It's an unfortunate fact that you possibly won't notice the negative effects of riding a loaded bike until you start to go up hill. On the flat it just rolls and on the downs it can be a bonus, so long as you haven't gone mad ... It's the ups that become the concern. Bikepacking just like backpacking is synonymous with weight saving, the lighter your kit the less work you'll have to do on the hills. This should mean you'll get less tired so you should be able to ride faster and/or further.
Getting your lightweight kit together isn't always simple. There are lots of factors you have to consider and compromise is usually the name of the game ... this balancing act has to take into account cost, weight, performance, pack size and practicality amongst other things. It must be said that even if you have bottomless pockets and aren't afraid to use them it won't always mean you'll get the equipment best suited to your requirements ... as an example, the lightest bivvy bag in the world weighs less than 100g, costs more than anything else BUT it's not breathable, so regardless of how super lightweight it is I personally wouldn't even consider it.
When you are trying to select kit and lets be honest there's such a vast choice it can become bewildering, you need a starting point. For many of us this will be cost and everything else will have to fit in around it but another starting point could be weight. I've had a think and compiled a list of what I would consider to be MAXIMUM weights for various items I'd take on a SUMMER over night trip. Obviously there's stuff out there that weighs much less but there's also plenty that's far heavier ... When I see a tent advertised as, ideal for backpacking with a weight of 3.5kg or a sleeping bag described as lightweight even though it weighs 2kg I have to wonder what type of medication certain members of the outdoor retail world are taking.

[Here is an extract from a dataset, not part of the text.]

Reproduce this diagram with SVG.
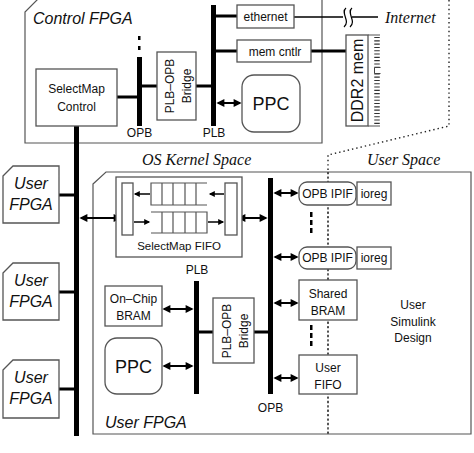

How much do you want to carry to the top?
• Sleeping bag - 1kg
• Bivvy bag - 500g
• Tarp (inc pegs/guys) - 600g
• Sleeping mat - 500g
• Stove and fuel - 200g
• Mug/cup/pan - 200g
• Groundsheet - 200g
• Evening insulating layer - 500g
Remember those weights are MAX so if I was looking for kit and the item in question weighed more but didn't offer me a significant increase in performance then I'd start to look elsewhere. Your biggest potential weight savings are likely to come from the above list. Also, remember it's not really worth buying that titanium spork if your sleeping bag weighs 2kg and packs to the size of a small country and those ultralight tent pegs won't have much of a noticeable effect if your tarp weighs 1.5kg.